How can I verify the calculator’s results manually?
You can verify our calculator’s results using these manual methods:
Method 1: Direct Calculation (for small n)
- Calculate 2ⁿ directly (e.g., 2⁵ = 32)
- Take the logarithm of the result with your chosen base
- Compare with our calculator’s output
Example: For n=5, base=2:
- 2⁵ = 32
- log₂(32) = 5
- Matches our calculator’s output
Method 2: Using Logarithmic Identities
Remember that logₐ(2ⁿ) = n·logₐ(2). You can:
- Look up logₐ(2) for your chosen base (common values:
- log₂(2) = 1
- log₁₀(2) ≈ 0.3010
- ln(2) ≈ 0.6931
- Multiply by n
- Compare with our result
Example: For n=8, base=10:
- log₁₀(2) ≈ 0.3010
- 8 × 0.3010 ≈ 2.4080
- Our calculator shows 2.4082 (difference due to rounding)

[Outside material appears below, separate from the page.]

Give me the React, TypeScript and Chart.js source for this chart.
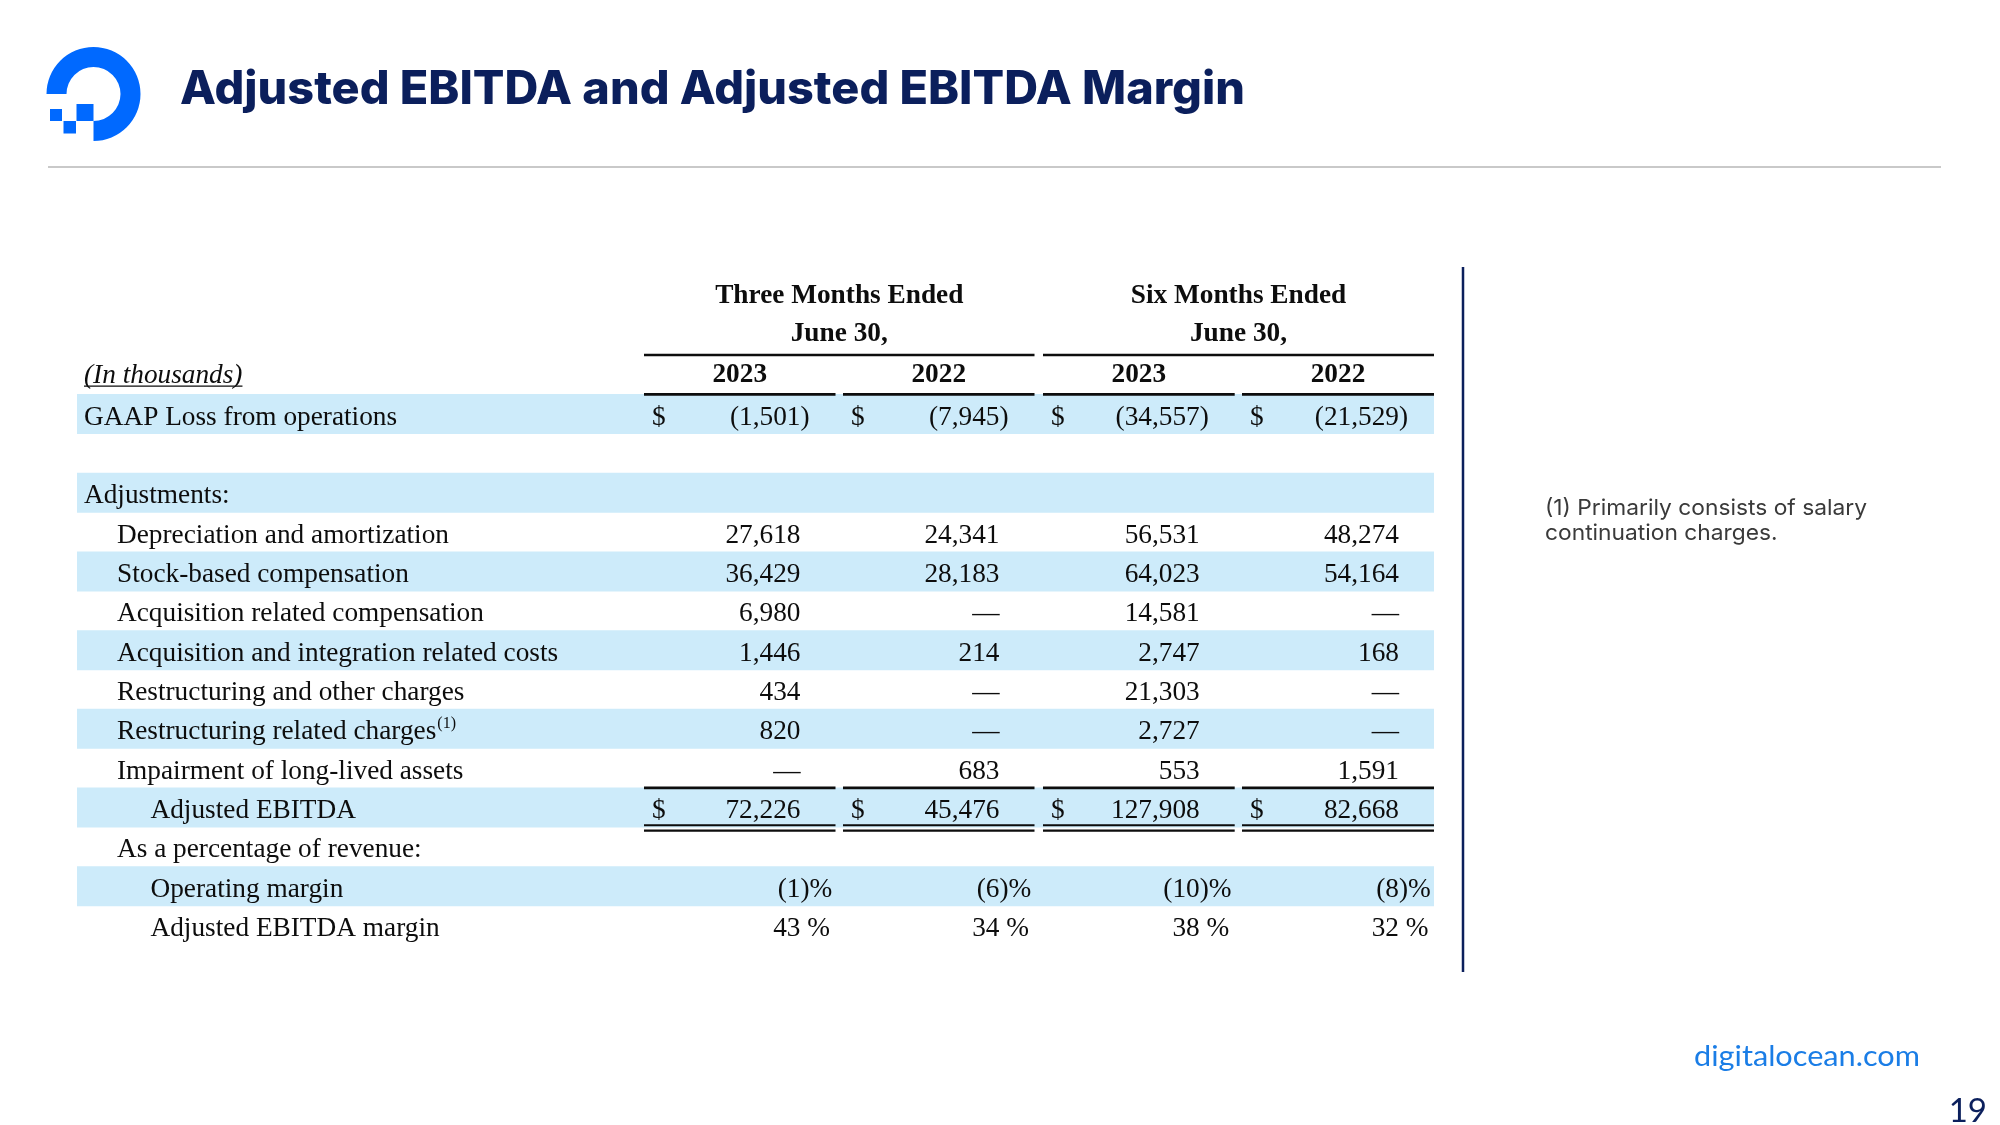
import React, { useEffect, useRef } from "react";
import { Chart, registerables } from "chart.js";

Chart.register(...registerables);

// ---------- data ----------
const TITLE = "Adjusted EBITDA and Adjusted EBITDA Margin";
const UNIT_LABEL = "(In thousands)";
const GROUP_HEADERS = ["Three Months Ended", "Six Months Ended"];
const GROUP_SUBHEAD = "June 30,";
const YEAR_LABELS = ["2023", "2022", "2023", "2022"];

const ROW_LABELS = [
  "GAAP Loss from operations",
  "",
  "Adjustments:",
  "Depreciation and amortization",
  "Stock-based compensation",
  "Acquisition related compensation",
  "Acquisition and integration related costs",
  "Restructuring and other charges",
  "Restructuring related charges",
  "Impairment of long-lived assets",
  "Adjusted EBITDA",
  "As a percentage of revenue:",
  "Operating margin",
  "Adjusted EBITDA margin",
];
const ROW_INDENT = [0, 0, 0, 1, 1, 1, 1, 1, 1, 1, 2, 1, 2, 2];
const ROW_KIND = ["money", "blank", "section", "num", "num", "num", "num", "num", "num", "num", "money", "section", "pct", "pct"];
const ROW_SHADED = [true, false, true, false, true, false, true, false, true, false, true, false, true, false];
const ROW_FOOTNOTE = [false, false, false, false, false, false, false, false, true, false, false, false, false, false];

const Q2_2023 = [-1501, null, null, 27618, 36429, 6980, 1446, 434, 820, 0, 72226, null, -1, 43];
const Q2_2022 = [-7945, null, null, 24341, 28183, 0, 214, 0, 0, 683, 45476, null, -6, 34];
const H1_2023 = [-34557, null, null, 56531, 64023, 14581, 2747, 21303, 2727, 553, 127908, null, -10, 38];
const H1_2022 = [-21529, null, null, 48274, 54164, 0, 168, 0, 0, 1591, 82668, null, -8, 32];
const COLUMNS = [Q2_2023, Q2_2022, H1_2023, H1_2022];

const FOOTNOTE_MARK = "(1)";
const FOOTNOTE_LINES = ["(1) Primarily consists of salary", "continuation charges."];
const SITE = "digitalocean.com";
const PAGE_NO = "19";

const HEADER_ROWS = ["group", "subhead", "year"];
const CATEGORIES = [...HEADER_ROWS, ...ROW_LABELS.map((l, i) => l || `blank-${i}`)];

// ---------- layout (table units = px from table left edge) ----------
const TABLE_W = 1357;
const COL_SEGMENTS: [number, number][] = [
  [567, 758.5],
  [766, 957.5],
  [966, 1157.7],
  [1165, 1357],
];
const INDENTS = [7, 40, 73.5];
const BAND_COLOR = "#CDEBFA";
const NAVY = "#0B1F5C";
const BLUE = "#0069FF";
const SERIF = "'Liberation Serif', 'Times New Roman', serif";
const BODY_PX = 27.3;

function fmtParts(v: number, kind: string): [string, string] {
  if (kind === "pct") {
    return v < 0 ? ["(" + Math.abs(v), ")%"] : [String(v), " %"];
  }
  if (v === 0) return ["\u2014", ""];
  const s = Math.abs(v).toLocaleString("en-US");
  return v < 0 ? ["(" + s, ")"] : [s, ""];
}

const slidePlugin = {
  id: "slide",
  beforeDatasetsDraw(chart: any) {
    const ctx: CanvasRenderingContext2D = chart.ctx;
    ctx.save();
    // logo
    ctx.fillStyle = BLUE;
    const cx = 93.5, cy = 94, R = 47, r = 27;
    ctx.beginPath();
    ctx.arc(cx, cy, R, Math.PI, Math.PI * 2.5, false);
    ctx.lineTo(cx, cy + r);
    ctx.arc(cx, cy, r, Math.PI * 2.5, Math.PI, true);
    ctx.closePath();
    ctx.fill();
    ctx.fillRect(76.5, 104, 17, 17);
    ctx.fillRect(63.5, 121, 12.5, 12.5);
    ctx.fillRect(50, 109, 12, 12);

    // title
    ctx.fillStyle = NAVY;
    ctx.font = "800 46px Inter";
    ctx.textBaseline = "alphabetic";
    ctx.textAlign = "left";
    const tw = ctx.measureText(TITLE).width;
    ctx.save();
    ctx.translate(180, 104);
    ctx.scale(1065 / tw, 1);
    ctx.fillText(TITLE, 0, 0);
    ctx.restore();

    // header rule
    ctx.strokeStyle = "#C9C9C9";
    ctx.lineWidth = 2;
    ctx.beginPath();
    ctx.moveTo(48, 167);
    ctx.lineTo(1941, 167);
    ctx.stroke();

    // vertical divider
    ctx.strokeStyle = NAVY;
    ctx.lineWidth = 2.5;
    ctx.beginPath();
    ctx.moveTo(1463, 267);
    ctx.lineTo(1463, 972);
    ctx.stroke();

    // footnote
    ctx.fillStyle = "#3A3A3A";
    ctx.font = "400 22px Inter";
    const fw = ctx.measureText(FOOTNOTE_LINES[0]).width;
    const fs = 322 / fw;
    FOOTNOTE_LINES.forEach((line, i) => {
      ctx.save();
      ctx.translate(1545, 515 + i * 25);
      ctx.scale(fs, 1);
      ctx.fillText(line, 0, 0);
      ctx.restore();
    });

    // site + page number
    ctx.fillStyle = "#1A7DE6";
    ctx.font = "400 28px Lato";
    const sw = ctx.measureText(SITE).width;
    ctx.save();
    ctx.translate(1694, 1066);
    ctx.scale(226 / sw, 1);
    ctx.fillText(SITE, 0, 0);
    ctx.restore();

    ctx.fillStyle = NAVY;
    ctx.font = "400 33px Lato";
    ctx.textAlign = "right";
    ctx.fillText(PAGE_NO, 1987, 1122);
    ctx.restore();
  },
  afterDatasetsDraw(chart: any) {
    const ctx: CanvasRenderingContext2D = chart.ctx;
    const xs = chart.scales.x;
    const ys = chart.scales.y;
    const X = (v: number) => xs.getPixelForValue(v);
    const Y = (i: number) => ys.getPixelForValue(i);
    const rowH = Y(1) - Y(0);
    const boundary = (i: number) => Y(i) - rowH / 2;
    ctx.save();
    ctx.fillStyle = "#0d0d0d";
    ctx.strokeStyle = "#0d0d0d";

    // group headers
    ctx.font = `bold ${BODY_PX}px ${SERIF}`;
    ctx.textAlign = "center";
    ctx.textBaseline = "alphabetic";
    GROUP_HEADERS.forEach((g, gi) => {
      const a = COL_SEGMENTS[gi * 2][0];
      const b = COL_SEGMENTS[gi * 2 + 1][1];
      const mid = X((a + b) / 2);
      ctx.fillText(g, mid, Y(0) + 7);
      ctx.fillText(GROUP_SUBHEAD, mid, Y(1) + 6);
      ctx.lineWidth = 2.6;
      ctx.beginPath();
      ctx.moveTo(X(a), boundary(2));
      ctx.lineTo(X(b), boundary(2));
      ctx.stroke();
    });
    YEAR_LABELS.forEach((y, ci) => {
      const [a, b] = COL_SEGMENTS[ci];
      ctx.fillText(y, X((a + b) / 2), Y(2) + 7.5);
      ctx.lineWidth = 2.6;
      ctx.beginPath();
      ctx.moveTo(X(a), boundary(3));
      ctx.lineTo(X(b), boundary(3));
      ctx.stroke();
    });

    // unit label
    ctx.font = `italic ${BODY_PX}px ${SERIF}`;
    ctx.textAlign = "left";
    const uy = Y(2) + 8.5;
    ctx.fillText(UNIT_LABEL, X(INDENTS[0]), uy);
    const uw = ctx.measureText(UNIT_LABEL).width;
    ctx.lineWidth = 1.3;
    ctx.beginPath();
    ctx.moveTo(X(INDENTS[0]), uy + 3);
    ctx.lineTo(X(INDENTS[0]) + uw, uy + 3);
    ctx.stroke();

    // body rows
    ROW_LABELS.forEach((label, ri) => {
      const i = ri + HEADER_ROWS.length;
      const base = Y(i) + 10.5;
      ctx.font = `${BODY_PX}px ${SERIF}`;
      ctx.textAlign = "left";
      if (label) {
        const lx = X(INDENTS[ROW_INDENT[ri]]);
        ctx.fillText(label, lx, base);
        if (ROW_FOOTNOTE[ri]) {
          const lw = ctx.measureText(label).width;
          ctx.font = `16px ${SERIF}`;
          ctx.fillText(FOOTNOTE_MARK, lx + lw + 1, base - 11);
          ctx.font = `${BODY_PX}px ${SERIF}`;
        }
      }
      const kind = ROW_KIND[ri];
      COLUMNS.forEach((col, ci) => {
        const v = col[ri];
        if (v === null || v === undefined) return;
        const [a, b] = COL_SEGMENTS[ci];
        if (kind === "money") {
          ctx.textAlign = "left";
          ctx.fillText("$", X(a + 8), base);
        }
        const [main, suffix] = fmtParts(v, kind);
        const rx = X(b - 35);
        ctx.textAlign = "right";
        ctx.fillText(main, rx, base);
        if (suffix) {
          ctx.textAlign = "left";
          ctx.fillText(suffix, rx, base);
        }
      });
    });

    // lines around Adjusted EBITDA
    const adjIdx = ROW_LABELS.indexOf("Adjusted EBITDA") + HEADER_ROWS.length;
    COL_SEGMENTS.forEach(([a, b]) => {
      ctx.lineWidth = 2.6;
      ctx.beginPath();
      ctx.moveTo(X(a), boundary(adjIdx));
      ctx.lineTo(X(b), boundary(adjIdx));
      ctx.stroke();
      ctx.lineWidth = 2.2;
      const bb = boundary(adjIdx + 1);
      ctx.beginPath();
      ctx.moveTo(X(a), bb - 2);
      ctx.lineTo(X(b), bb - 2);
      ctx.moveTo(X(a), bb + 3.3);
      ctx.lineTo(X(b), bb + 3.3);
      ctx.stroke();
    });
    ctx.restore();
  },
};

export default function App() {
  const ref = useRef<HTMLCanvasElement | null>(null);
  useEffect(() => {
    document.body.style.margin = "0";
    const canvas = ref.current;
    if (!canvas) return;
    const bandData = CATEGORIES.map((_, i) => {
      const ri = i - HEADER_ROWS.length;
      return ri >= 0 && ROW_SHADED[ri] ? [0, TABLE_W] : null;
    });
    const chart = new Chart(canvas, {
      type: "bar",
      data: {
        labels: CATEGORIES,
        datasets: [
          {
            label: "row bands",
            data: bandData as any,
            backgroundColor: BAND_COLOR,
            borderWidth: 0,
            barPercentage: 1,
            categoryPercentage: 1,
          },
        ],
      },
      options: {
        indexAxis: "y",
        responsive: false,
        animation: false,
        devicePixelRatio: 1,
        layout: { padding: { left: 77, right: 566, top: 276.3, bottom: 179.7 } },
        scales: {
          x: { type: "linear", min: 0, max: TABLE_W, display: false },
          y: { type: "category", display: false, offset: true },
        },
        plugins: {
          legend: { display: false },
          tooltip: { enabled: false },
          title: { display: false },
        },
      },
      plugins: [slidePlugin],
    });
    return () => chart.destroy();
  }, []);
  return (
    <div style={{ position: "absolute", left: 0, top: 0, width: 2000, height: 1125, background: "#fff" }}>
      <canvas ref={ref} width={2000} height={1125} style={{ display: "block", width: 2000, height: 1125 }} />
    </div>
  );
}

Method 3: Using Natural Logarithms
For any base a, you can use natural logs:
logₐ(2ⁿ) = ln(2ⁿ)/ln(a) = n·ln(2)/ln(a)
- Calculate ln(2) ≈ 0.6931
- Calculate ln(a) for your base
- Compute n·0.6931/ln(a)
- Compare with our result
Method 4: Using a Scientific Calculator
- Calculate 2ⁿ using the exponent function
- Apply the logarithm function with your chosen base
- Compare the result
Note: For very large n (above 53), direct calculation of 2ⁿ may cause overflow on standard calculators. Our calculator handles this by using logarithmic identities to maintain precision without calculating the full exponential value.